§ What is needed: Return only those lines from the line containing "What D3.js code" to the line containing "const yTicks = [0, 5, 10, 15, 20, 25, 30];", both included, and please omit the pictures.

══ Dataset records

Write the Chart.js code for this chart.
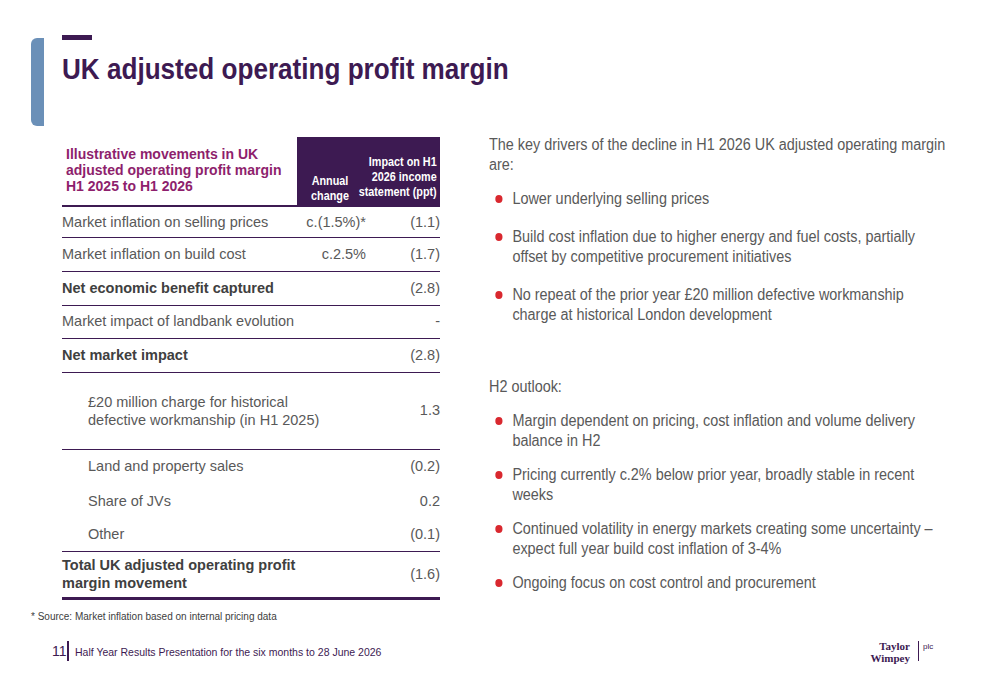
<!DOCTYPE html>
<html><head><meta charset="utf-8">
<script src="https://cdn.jsdelivr.net/npm/chart.js@4"></script>
<style>
body{margin:0;width:1000px;height:685px;position:relative;font-family:Arial,"Liberation Sans",sans-serif;background:#fff;overflow:hidden}
.abs{position:absolute}
#tbl{position:absolute;left:62px;top:137px;width:378px}
.row{position:absolute;left:0;width:378px;color:#595959;font-size:14.5px;border-bottom:1px solid #3d1a52}
.row span{position:absolute;white-space:nowrap}
.b{font-weight:bold;color:#404040}
#right{left:489px;top:135px;width:525px;color:#595959;font-size:16px;line-height:20px;white-space:nowrap;transform:scaleX(0.9);transform-origin:0 0}
.bl{position:relative;padding-left:26px;margin-top:14px}
.bl:before{content:"";position:absolute;left:7px;top:6px;width:8px;height:8px;border-radius:50%;background:#d9282f}
.hd{position:absolute;color:#fff;font-weight:bold;font-size:12px;line-height:15px;white-space:nowrap;transform:scaleX(0.9)}
</style></head><body>
<div class="abs" style="left:31px;top:38px;width:13px;height:88px;background:#6b90b8;border-radius:6px 0 0 6px"></div>
<div class="abs" style="left:62px;top:35px;width:30px;height:5px;background:#3d1a52"></div>
<div class="abs" style="left:62px;top:53px;font-size:29px;font-weight:bold;color:#3d1a52;white-space:nowrap;transform:scaleX(0.9);transform-origin:0 0">UK adjusted operating profit margin</div>

<div id="tbl"></div>
<canvas id="c" class="abs" style="left:0;top:0" width="1" height="1"></canvas>

<div id="right" class="abs">
<div>The key drivers of the decline in H1 2026 UK adjusted operating margin<br>are:</div>
<div class="bl">Lower underlying selling prices</div>
<div class="bl" style="margin-top:18px">Build cost inflation due to higher energy and fuel costs, partially<br>offset by competitive procurement initiatives</div>
<div class="bl" style="margin-top:18px">No repeat of the prior year £20 million defective workmanship<br>charge at historical London development</div>
<div style="margin-top:52px">H2 outlook:</div>
<div class="bl" style="margin-top:14px">Margin dependent on pricing, cost inflation and volume delivery<br>balance in H2</div>
<div class="bl" style="margin-top:14px">Pricing currently c.2% below prior year, broadly stable in recent<br>weeks</div>
<div class="bl" style="margin-top:14px">Continued volatility in energy markets creating some uncertainty –<br>expect full year build cost inflation of 3-4%</div>
<div class="bl" style="margin-top:14px">Ongoing focus on cost control and procurement</div>
</div>

<div class="abs" style="left:31px;top:611px;font-size:10px;color:#404040">* Source: Market inflation based on internal pricing data</div>
<div class="abs" style="left:52px;top:643px;font-size:14px;color:#3d1a52">11</div>
<div class="abs" style="left:67px;top:641px;width:2px;height:20px;background:#3d1a52"></div>
<div class="abs" style="left:75px;top:646px;font-size:10.5px;color:#3d1a52">Half Year Results Presentation for the six months to 28 June 2026</div>
<div class="abs" style="left:860px;top:640px;width:50px;font-size:11px;line-height:12px;color:#3d1a52;font-family:'Liberation Serif',serif;font-weight:bold;text-align:right">Taylor</div>
<div class="abs" style="left:860px;top:652px;width:50px;font-size:11px;line-height:12px;color:#3d1a52;font-family:'Liberation Serif',serif;font-weight:bold;text-align:right">Wimpey</div>
<div class="abs" style="left:918px;top:641px;width:1px;height:20px;background:#3d1a52"></div>
<div class="abs" style="left:923px;top:642px;font-size:8px;color:#3d1a52">plc</div>

<script>
const rows = [
  {label:'Market inflation on selling prices', annual:'c.(1.5%)*', impact:'(1.1)', top:207, h:30},
  {label:'Market inflation on build cost', annual:'c.2.5%', impact:'(1.7)', top:237, h:34},
  {label:'Net economic benefit captured', annual:'', impact:'(2.8)', top:271, h:34, bold:true},
  {label:'Market impact of landbank evolution', annual:'', impact:'-', top:305, h:33},
  {label:'Net market impact', annual:'', impact:'(2.8)', top:338, h:34, bold:true},
  {label:'£20 million charge for historical<br>defective workmanship (in H1 2025)', annual:'', impact:'1.3', top:372, h:77, indent:true},
  {label:'Land and property sales', annual:'', impact:'(0.2)', top:449, h:35, indent:true, noline:true},
  {label:'Share of JVs', annual:'', impact:'0.2', top:484, h:34, indent:true, noline:true},
  {label:'Other', annual:'', impact:'(0.1)', top:518, h:33, indent:true},
  {label:'Total UK adjusted operating profit<br>margin movement', annual:'', impact:'(1.6)', top:551, h:46, bold:true, thick:true}
];
const tbl = document.getElementById('tbl');
let html = '<div class="abs" style="left:4px;top:9px;width:230px;font-size:14px;font-weight:bold;color:#8e1f6d;line-height:16px">Illustrative movements in UK adjusted operating profit margin H1 2025 to H1 2026</div>';
html += '<div class="abs" style="left:235px;top:0;width:143px;height:68px;background:#3d1a52"></div>';
html += '<div class="hd" style="left:238px;top:37px;width:60px;text-align:center;transform-origin:50% 0">Annual<br>change</div>';
html += '<div class="hd" style="right:3px;top:18px;text-align:right;transform-origin:100% 0">Impact on H1<br>2026 income<br>statement (ppt)</div>';
html += '<div class="abs" style="left:0;top:68px;width:378px;height:2px;background:#3d1a52"></div>';
rows.forEach(r => {
  const t = r.top - 137;
  const border = r.noline ? 'border-bottom:none;' : (r.thick ? 'border-bottom:3px solid #3d1a52;' : '');
  const single = r.label.indexOf('<br>') < 0;
  const lh = single ? r.h : 18;
  const pad = single ? 0 : (r.h - 36) / 2;
  html += `<div class="row${r.bold ? ' b' : ''}" style="top:${t}px;height:${r.h}px;${border}">
    <span style="left:${r.indent ? 26 : 0}px;top:${pad}px;line-height:${lh}px">${r.label}</span>
    <span style="left:232px;width:72px;text-align:right;top:0;line-height:${r.h}px;font-weight:normal;color:#595959">${r.annual}</span>
    <span style="right:0;top:0;line-height:${r.h}px;font-weight:normal;color:#595959">${r.impact}</span></div>`;
});
tbl.innerHTML = html;
new Chart(document.getElementById('c'), {type:'bar', data:{labels:[], datasets:[]}, options:{responsive:false, animation:false, plugins:{legend:{display:false}}, scales:{x:{display:false}, y:{display:false}}}});
</script>
</body></html>
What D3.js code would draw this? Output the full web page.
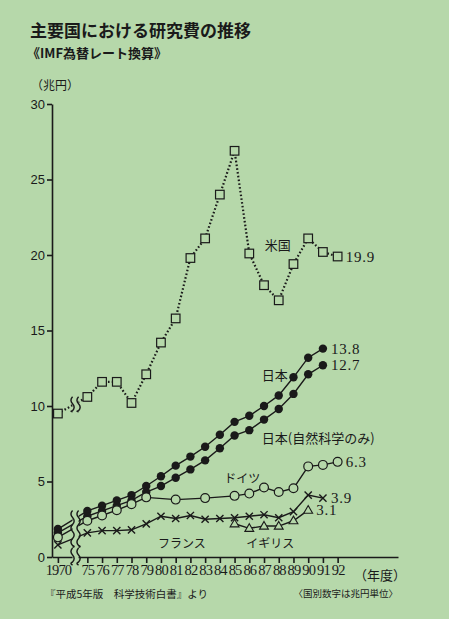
<!DOCTYPE html>
<html>
<head>
<meta charset="utf-8">
<script src="https://cdn.jsdelivr.net/npm/d3@7"></script>
<style>
  html, body { margin: 0; padding: 0; background: #b6d8aa; }
  svg { display: block; }
  .jp { font-family: "Noto Sans CJK JP", sans-serif; fill: #1a1a1a; }
  .num { font-family: "Liberation Serif", serif; fill: #1a1a1a; }
</style>
</head>
<body>
<div id="main"></div>
<script>
// 年度 (1970 と 75 の間は省略)
const years = [1970, 1975, 1976, 1977, 1978, 1979, 1980, 1981, 1982, 1983, 1984, 1985, 1986, 1987, 1988, 1989, 1990, 1991, 1992];
const yearLabels = ["1970", "75", "76", "77", "78", "79", "80", "81", "82", "83", "84", "85", "86", "87", "88", "89", "90", "91", "92"];
const yTicks = [0, 5, 10, 15, 20, 25, 30];

// 兆円
const usa      = [9.5, 10.6, 11.6, 11.6, 10.2, 12.1, 14.2, 15.8, 19.8, 21.1, 24.0, 26.9, 20.1, 18.0, 17.0, 19.4, 21.1, 20.2, 19.9];
const japan    = [1.85, 3.05, 3.4, 3.75, 4.1, 4.7, 5.35, 6.05, 6.65, 7.3, 8.1, 8.95, 9.35, 10.0, 10.7, 11.9, 13.2, 13.8, null];
const japanNat = [1.6, 2.7, 3.05, 3.4, 3.75, 4.3, 4.7, 5.25, 5.8, 6.4, 7.2, 8.05, 8.4, 9.1, 9.8, 10.8, 12.1, 12.7, null];
const germany  = [1.3, 2.4, 2.75, 3.1, 3.5, 3.95, null, 3.8, null, 3.9, null, 4.05, 4.2, 4.6, 4.3, 4.55, 6.0, 6.1, 6.3];
const france   = [0.8, 1.6, 1.75, 1.75, 1.8, 2.2, 2.7, 2.55, 2.75, 2.5, 2.55, 2.6, 2.7, 2.8, 2.6, 3.0, 4.1, 3.9, null];
const uk       = [null, null, null, null, null, null, null, null, null, null, null, 2.2, 1.9, 2.05, 2.05, 2.4, 3.1, null, null];

const W = 449, H = 619;
const BG = "#b6d8aa";
const INK = "#1a1a1a";

const svg = d3.select("#main").append("svg")
  .attr("width", W).attr("height", H);

svg.append("rect").attr("width", W).attr("height", H).attr("fill", BG);

// index position: 1970 -> 0, 1975 -> 2, ... (two slots for the gap)
const pos = yr => yr === 1970 ? 0 : yr - 1973;

const x = d3.scaleLinear().domain([-0.4, 23.1]).range([52, 398]);
const y = d3.scaleLinear().domain([0, 30]).range([557, 104]);

// titles
svg.append("text").attr("class", "jp")
  .attr("x", 30).attr("y", 37)
  .attr("font-size", 17).attr("font-weight", 700)
  .text("主要国における研究費の推移");
svg.append("text").attr("class", "jp")
  .attr("x", 27).attr("y", 58)
  .attr("font-size", 13).attr("font-weight", 700)
  .text("《IMF為替レート換算》");
svg.append("text").attr("class", "jp")
  .attr("x", 31).attr("y", 90)
  .attr("font-size", 12)
  .text("（兆円）");

// axes
const yAxis = d3.axisLeft(y).tickValues(yTicks).tickSize(5).tickSizeOuter(0).tickPadding(2);
const gy = svg.append("g").attr("transform", `translate(${x(-0.4)},0)`).call(yAxis);
gy.selectAll("text").attr("font-family", "Liberation Sans, sans-serif").attr("font-size", 13).attr("fill", INK);
gy.selectAll("line, path").attr("stroke", INK).attr("stroke-width", 1.6);

const xAxis = d3.axisBottom(x)
  .tickValues(years.map(pos))
  .tickFormat((d, i) => yearLabels[i])
  .tickSize(6).tickSizeOuter(0).tickPadding(2);
const gx = svg.append("g").attr("transform", `translate(0,${y(0)})`).call(xAxis);
gx.selectAll("text").attr("font-family", "Liberation Serif, serif").attr("font-size", 14.5)
  .attr("fill", INK).attr("letter-spacing", -0.9);
gx.selectAll("line, path").attr("stroke", INK).attr("stroke-width", 1.6);

svg.append("text").attr("class", "jp")
  .attr("x", 354).attr("y", y(0) + 17)
  .attr("dominant-baseline", "central")
  .attr("font-size", 13)
  .text("（年度）");

// lines
const toPts = arr => years.map((yr, i) => ({ p: pos(yr), v: arr[i] })).filter(d => d.v != null);
const line = d3.line().x(d => x(d.p)).y(d => y(d.v));

function drawLine(arr, dash) {
  svg.append("path")
    .datum(toPts(arr))
    .attr("fill", "none")
    .attr("stroke", INK)
    .attr("stroke-width", dash ? 2.2 : 1.4)
    .attr("stroke-dasharray", dash || null)
    .attr("d", line);
}

drawLine(usa, "1.6,2.2");
drawLine(japan);
drawLine(japanNat);
drawLine(germany);
drawLine(france);
drawLine(uk);

// break marks (省略記号)
function wavePath(cx, y0, y1, amp) {
  const p = d3.path();
  const h = 7;
  p.moveTo(cx, y0);
  let k = 0;
  for (let yy = y0; yy < y1 - 0.1; yy += h, k++) {
    const yn = Math.min(yy + h, y1);
    p.quadraticCurveTo(cx + (k % 2 ? amp : -amp), (yy + yn) / 2, cx, yn);
  }
  return p.toString();
}
function breakMark(cx, y0, y1) {
  svg.append("rect")
    .attr("x", cx - 3).attr("y", y0).attr("width", 6).attr("height", y1 - y0)
    .attr("fill", BG);
  [-3, 3].forEach(off => {
    svg.append("path")
      .attr("d", wavePath(cx + off, y0, y1, 3.2))
      .attr("fill", "none").attr("stroke", INK).attr("stroke-width", 1.4);
  });
}
const bx = x(1.2);
breakMark(bx, y(10.15) - 7, y(10.15) + 8);
breakMark(bx, y(2.55) - 8, y(1.3) + 10);
breakMark(bx, y(0) - 9, y(0) + 8);

// markers
function pts(arr) { return toPts(arr); }

svg.append("g").selectAll("rect")
  .data(pts(usa)).join("rect")
  .attr("x", d => x(d.p) - 4.3).attr("y", d => y(d.v) - 4.3)
  .attr("width", 8.6).attr("height", 8.6)
  .attr("fill", BG).attr("stroke", INK).attr("stroke-width", 1.2);

[japan, japanNat].forEach(arr => {
  svg.append("g").selectAll("circle")
    .data(pts(arr)).join("circle")
    .attr("cx", d => x(d.p)).attr("cy", d => y(d.v)).attr("r", 4.2)
    .attr("fill", INK);
});

svg.append("g").selectAll("circle")
  .data(pts(germany)).join("circle")
  .attr("cx", d => x(d.p)).attr("cy", d => y(d.v)).attr("r", 4.4)
  .attr("fill", BG).attr("stroke", INK).attr("stroke-width", 1.2);

svg.append("g").selectAll("path")
  .data(pts(france)).join("path")
  .attr("d", d => {
    const cx = x(d.p), cy = y(d.v), s = 3.6;
    return `M${cx - s},${cy - s}L${cx + s},${cy + s}M${cx - s},${cy + s}L${cx + s},${cy - s}`;
  })
  .attr("stroke", INK).attr("stroke-width", 1.4);

svg.append("g").selectAll("path")
  .data(pts(uk)).join("path")
  .attr("d", d3.symbol().type(d3.symbolTriangle).size(34))
  .attr("transform", d => `translate(${x(d.p)},${y(d.v) + 0.5})`)
  .attr("fill", BG).attr("stroke", INK).attr("stroke-width", 1.1);

// end values
const endLabels = [
  { arr: usa, i: 18, t: "19.9", dx: 8 },
  { arr: japan, i: 17, t: "13.8", dx: 8 },
  { arr: japanNat, i: 17, t: "12.7", dx: 8 },
  { arr: germany, i: 18, t: "6.3", dx: 8 },
  { arr: france, i: 17, t: "3.9", dx: 8 },
  { arr: uk, i: 16, t: "3.1", dx: 8 }
];
endLabels.forEach(l => {
  svg.append("text").attr("class", "num")
    .attr("x", x(pos(years[l.i])) + l.dx)
    .attr("y", y(l.arr[l.i]))
    .attr("dominant-baseline", "central")
    .attr("font-size", 15).attr("letter-spacing", 0.8)
    .text(l.t);
});

// series names (anchored in data units)
const names = [
  { t: "米国", p: 14.05, v: 20.7, size: 13 },
  { t: "日本", p: 13.85, v: 12.1, size: 13 },
  { t: "日本(自然科学のみ)", p: 13.85, v: 7.9, size: 13 },
  { t: "ドイツ", p: 11.3, v: 5.25, size: 12 },
  { t: "フランス", p: 6.8, v: 0.95, size: 12 },
  { t: "イギリス", p: 12.8, v: 0.95, size: 12 }
];
names.forEach(n => {
  svg.append("text").attr("class", "jp")
    .attr("x", x(n.p)).attr("y", y(n.v))
    .attr("dominant-baseline", "central")
    .attr("font-size", n.size)
    .text(n.t);
});

// footnotes
svg.append("text").attr("class", "jp")
  .attr("x", 45).attr("y", 593)
  .attr("dominant-baseline", "central")
  .attr("font-size", 10.5)
  .text("『平成5年版　科学技術白書』より");
svg.append("text").attr("class", "jp")
  .attr("x", 398).attr("y", 593)
  .attr("text-anchor", "end")
  .attr("dominant-baseline", "central")
  .attr("font-size", 9.5)
  .text("〈国別数字は兆円単位〉");
</script>
</body>
</html>
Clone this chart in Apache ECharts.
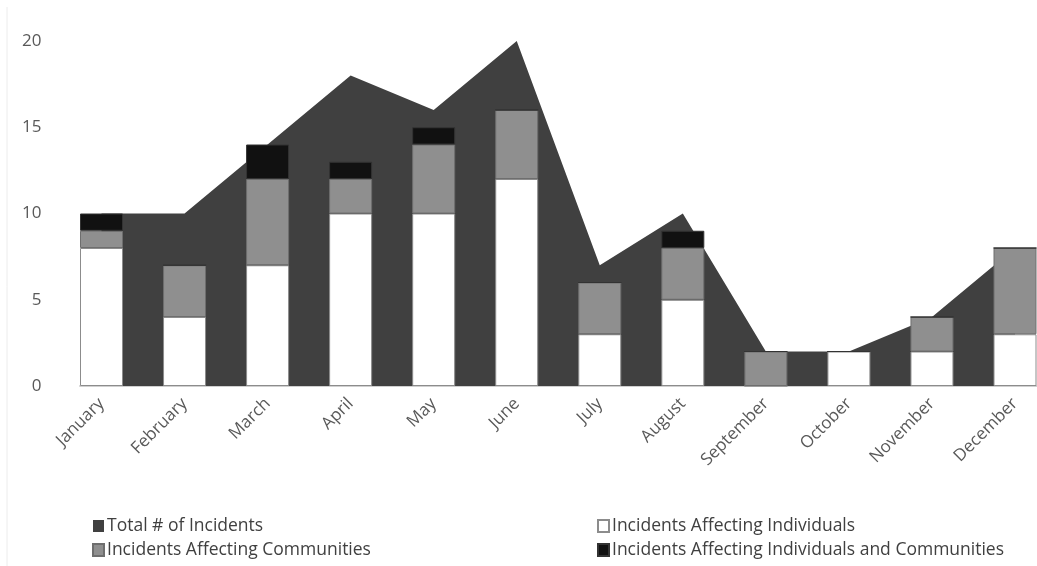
<!DOCTYPE html>
<html>
<head>
<meta charset="utf-8">
<script src="https://cdn.jsdelivr.net/npm/echarts@6/dist/echarts.min.js"></script>
<style>
  html, body { margin: 0; padding: 0; background: #fff; }
  #chart { width: 1037px; height: 566px; }
</style>
</head>
<body>
<div id="chart"></div>
<script>
// Monthly incident counts
const months = ['January', 'February', 'March', 'April', 'May', 'June',
  'July', 'August', 'September', 'October', 'November', 'December'];
const totalIncidents = [10, 10, 14, 18, 16, 20, 7, 10, 2, 2, 4, 8];
const individuals = [8, 4, 7, 10, 10, 12, 3, 5, 0, 2, 2, 3];
const communities = [1, 3, 5, 2, 4, 4, 3, 3, 2, 0, 2, 5];
const both = [1, 0, 2, 1, 1, 0, 0, 1, 0, 0, 0, 0];
const yTicks = { min: 0, max: 20, interval: 5 };

const FONT = '"Open Sans", sans-serif';
const chart = echarts.init(document.getElementById('chart'));

const barBase = { type: 'bar', stack: 'inc', barWidth: 43, clip: false, z: 3 };
const legendBase = {
  orient: 'vertical', top: 512, itemGap: 6, itemWidth: 11, itemHeight: 12,
  icon: 'rect',
  textStyle: { color: '#404040', fontSize: 17.5, fontFamily: FONT, padding: [0, 0, 0, -2] }
};

chart.setOption({
  animation: false,
  graphic: [{
    type: 'line', shape: { x1: 7, y1: 7, x2: 7, y2: 566 },
    style: { stroke: '#ececec', lineWidth: 1 }
  }],
  grid: [
    { left: 101.5, right: 22, top: 41, bottom: 180 },
    { left: 80, right: 0, top: 41, bottom: 180 }
  ],
  xAxis: [
    {
      type: 'category', gridIndex: 0, data: months, boundaryGap: false,
      axisLine: { show: false }, axisTick: { show: false },
      axisLabel: { rotate: 45, margin: 15, color: '#595959', fontSize: 17, fontFamily: FONT }
    },
    {
      type: 'value', gridIndex: 1, min: 0, max: 1,
      axisLine: { show: true, lineStyle: { color: '#d0d0d0', width: 2 } },
      axisTick: { show: false }, axisLabel: { show: false }, splitLine: { show: false }
    }
  ],
  yAxis: [
    {
      type: 'value', gridIndex: 0, min: yTicks.min, max: yTicks.max, interval: yTicks.interval,
      axisLine: { show: false }, axisTick: { show: false }, splitLine: { show: false },
      axisLabel: { margin: 60, color: '#595959', fontSize: 17, fontFamily: FONT }
    },
    { type: 'value', gridIndex: 1, show: false, min: 0, max: 1 }
  ],
  legend: [
    Object.assign({}, legendBase, {
      left: 87, data: ['Total # of Incidents', 'Incidents Affecting Communities']
    }),
    Object.assign({}, legendBase, {
      left: 592, data: ['Incidents Affecting Individuals', 'Incidents Affecting Individuals and Communities']
    })
  ],
  series: [
    {
      name: 'Total # of Incidents', type: 'line', data: totalIncidents,
      symbol: 'none', lineStyle: { width: 0 }, z: 1,
      itemStyle: { color: '#404040' },
      areaStyle: { color: '#404040', opacity: 1 }
    },
    Object.assign({}, barBase, {
      name: 'Incidents Affecting Individuals', data: individuals,
      itemStyle: { color: '#ffffff', borderColor: '#8c8c8c', borderWidth: 1 }
    }),
    Object.assign({}, barBase, {
      name: 'Incidents Affecting Communities', data: communities,
      itemStyle: { color: '#8f8f8f', borderColor: '#6e6e6e', borderWidth: 1 }
    }),
    Object.assign({}, barBase, {
      name: 'Incidents Affecting Individuals and Communities', data: both,
      itemStyle: { color: '#111111', borderColor: '#333333', borderWidth: 1 }
    })
  ]
});
</script>
</body>
</html>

════

§ Exercise answer:
What D3.js code would draw this? Output the full web page.
<!DOCTYPE html>
<html>
<head>
<meta charset="utf-8">
<script src="https://cdn.jsdelivr.net/npm/d3@7"></script>
<style>
  html, body { margin: 0; padding: 0; background: #b6d8aa; }
  svg { display: block; }
  .jp { font-family: "Noto Sans CJK JP", sans-serif; fill: #1a1a1a; }
  .num { font-family: "Liberation Serif", serif; fill: #1a1a1a; }
</style>
</head>
<body>
<div id="main"></div>
<script>
// 年度 (1970 と 75 の間は省略)
const years = [1970, 1975, 1976, 1977, 1978, 1979, 1980, 1981, 1982, 1983, 1984, 1985, 1986, 1987, 1988, 1989, 1990, 1991, 1992];
const yearLabels = ["1970", "75", "76", "77", "78", "79", "80", "81", "82", "83", "84", "85", "86", "87", "88", "89", "90", "91", "92"];
const yTicks = [0, 5, 10, 15, 20, 25, 30];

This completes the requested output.